3. Bursaria spinosa, Cav.--A tree about forty feet high, native of North, South, and West Australia, Queensland, New South Wales, Victoria, and Tasmania, in which island it is known as boxwood. It has been reported upon as being equal to common or inferior box, and with further trials might be found suitable for common subjects; it has the disadvantage, however, of blunting the edges and points of the tools.
4. Swietenia mahagoni, L. (mahogany).--A large timber tree of Honduras, Cuba, Central America, and Mexico. It is one of the most valuable of furniture woods, but for engraving purposes it is but of little value, nevertheless it has been used for large, coarse subjects. Spanish mahogany is the kind which has been so used.
Ilex opaca, L. (North American holly).--It is a widely diffused tree, the wood of which is said to closely resemble English holly, being white in color, and hard, with a fine grain, so that it is used for a great number of purposes by turners, engineers, cabinet makers, and philosophical instrument makers. For engraving purposes it is not equal to the dog-wood of America (Cornus florida); it yields, however, more readily to the graver's tools.
6. Elaeodendron australe, Vent.--A tree twenty to twenty-five feet high, native of Queensland and New South Wales. The wood is used in the colony for turning and cabinet work, and Mr. W.G. Smith reports that for engraving purposes it seems suitable only for rough work, as diagrams, posters, etc.
7. Euonymus sieboldianus, Blume.--A Chinese tree, where the wood, which is known as pai'cha, is used for carving and engraving. Attention was first drawn to this wood by Mr. Jean von Volxem, in the Gardeners' Chronicle for April 20, 1878. In the Kew Report for 1878, p. 41, the following extract of a letter from Mr. W.M. Cooper, Her Majesty's Consul at Ningpo, is given: "The wood in universal use for book blocks, wood engravings, seals, etc., is that of the pear tree, of which large quantities are grown in Shantung, and Shan-se, especially. Pai'cha is sometimes used as an indifferent substitute. Pai'cha is a very fine white wood of fine fiber, without apparent grains, and cuts easily; is well suited for carved frames, cabinets, caskets, etc., for which large quantities are manufactured here for export. The tree itself resembles somewhat the Stillingia, but has a rougher bark, larger and thinner leaves, which are serrated at the edge, more delicate twigs, and is deciduous." In 1879, a block of this wood was received at the Kew Museum, from Mr. Cooper, a specimen of which was submitted to Mr. Robson J. Scott, of Whitefriars Street, to whom I am much indebted for reports on various occasions, and upon this wood Mr. Scott reported as follows: "The most striking quality I have observed in this wood is its capacity for retaining water, and the facility with which it surrenders it.
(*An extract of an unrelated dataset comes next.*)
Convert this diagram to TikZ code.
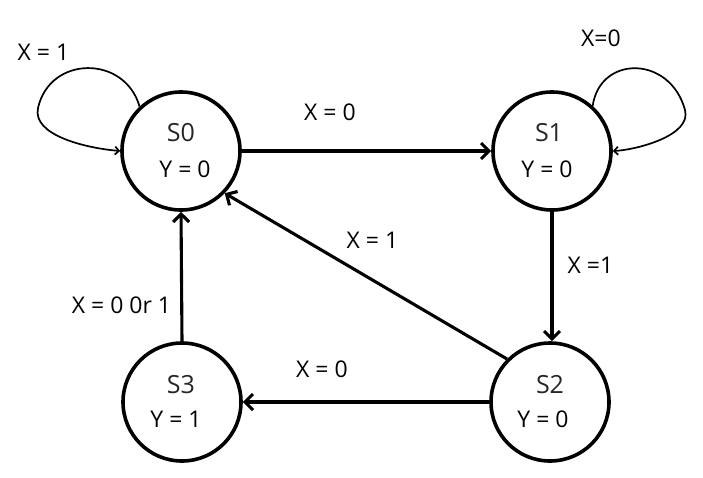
\documentclass[tikz,border=0pt]{standalone}
\usepackage{fontspec}
\setmainfont{Open Sans}
\usetikzlibrary{arrows.meta}
\tikzset{
  state/.style={circle, draw=black, line width=3.6pt, minimum size=118pt, inner sep=0pt},
  edge/.style={draw=black, line width=3.1pt, -{Straight Barb[length=8pt,width=16pt,line width=3.1pt]}},
  loopedge/.style={draw=black, line width=1.7pt, -{Straight Barb[length=4pt,width=8pt,line width=1.7pt]}},
  lbl/.style={anchor=base, inner sep=0pt, font=\fontsize{23}{27}\selectfont},
  sname/.style={anchor=base, inner sep=0pt, font=\fontsize{25}{29}\selectfont, text=black!85},
}
\begin{document}
\begin{tikzpicture}[x=1pt,y=-1pt]
\useasboundingbox (0,0) rectangle (703,477);
% states
\node[state] (s0) at (181,151) {};
\node[state] (s1) at (552,151) {};
\node[state] (s2) at (550,402) {};
\node[state] (s3) at (182,402) {};
% state texts
\node[sname] (s0n) at (181,141) {S0};
\node[lbl] (s0y) at (185,177) {Y = 0};
\node[sname] (s1n) at (549,141) {S1};
\node[lbl] (s1y) at (547,177) {Y = 0};
\node[sname] (s2n) at (550,393) {S2};
\node[lbl] (s2y) at (543,427) {Y = 0};
\node[sname] (s3n) at (181,393) {S3};
\node[lbl] (s3y) at (176,427) {Y = 1};
% edges
\draw[edge] (s0.east) -- (s1.west);
\draw[edge] (s1.south) -- (s1.south |- s2.north);
\draw[edge] (s2.135) -- (s0.-44);
\draw[edge] (s2.west) -- (s3.east);
\draw[edge] (s3.north) -- (s0.south);
% self loops
\coordinate (p0) at (38,108);
\coordinate (p1) at (685,110);
\draw[loopedge] (s0.133) .. controls (125,55) and (50,55) .. (p0)
  .. controls (32,135) and (85,148) .. (s0.west);
\draw[loopedge] (s1.48) .. controls (600,55) and (670,55) .. (p1)
  .. controls (692,136) and (635,150) .. (s1.east);
% edge labels
\node[lbl] (l00) at (43.5,60) {X = 1};
\node[lbl] (l01) at (330,120) {X = 0};
\node[lbl] (l11) at (601,46) {X=0};
\node[lbl] (l20) at (372.5,248) {X = 1};
\node[lbl] (l12) at (590.5,273) {X =1};
\node[lbl] (l30) at (121.5,313) {X = 0 0r 1};
\node[lbl] (l23) at (322,377) {X = 0};
\end{tikzpicture}
\end{document}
This section (one prepared and sent to the Kew Museum), which represents one-tenth of the original piece, weighed 3 lb. 4½ ounces. At the end of twenty one days it had lost 1 lb. 6¾ ounces in an unheated chamber. At the end of another fourteen days, in a much elevated temperature, it only lost ¼ ounce. In its present state of reduced bulk its weight is 1 lb. 10 ounces. It is not at all likely to supersede box, but it may be fit for coarser work than that for which box is necessary." Later on, namely in the Kew Report for 1880, p. 51, Mr. R.D. Keene, an engraver, to whom Mr. Scott submitted specimens of the wood for trial, writes: "I like the wood very much, and prefer it to box in some instances; it is freer to work, and consequently quicker, and its being uniform in color and quality is a great advantage; we often have great difficulty in box in having to work from a hard piece into a soft. I think it a very useful wood, especially for solid bold work. I question if you could get so extreme a fine black line as on box, but am sure there would be a large demand for it at a moderate price." Referring to this letter, Mr. Scott remarks that the writer does not intend it to be understood that pai'cha is qualified to supersede box, but for inferior subjects for which coarse brittle box is used.
Mr. Scott further says that of the woods he has tried he prefers pear and hawthorn to pai'cha.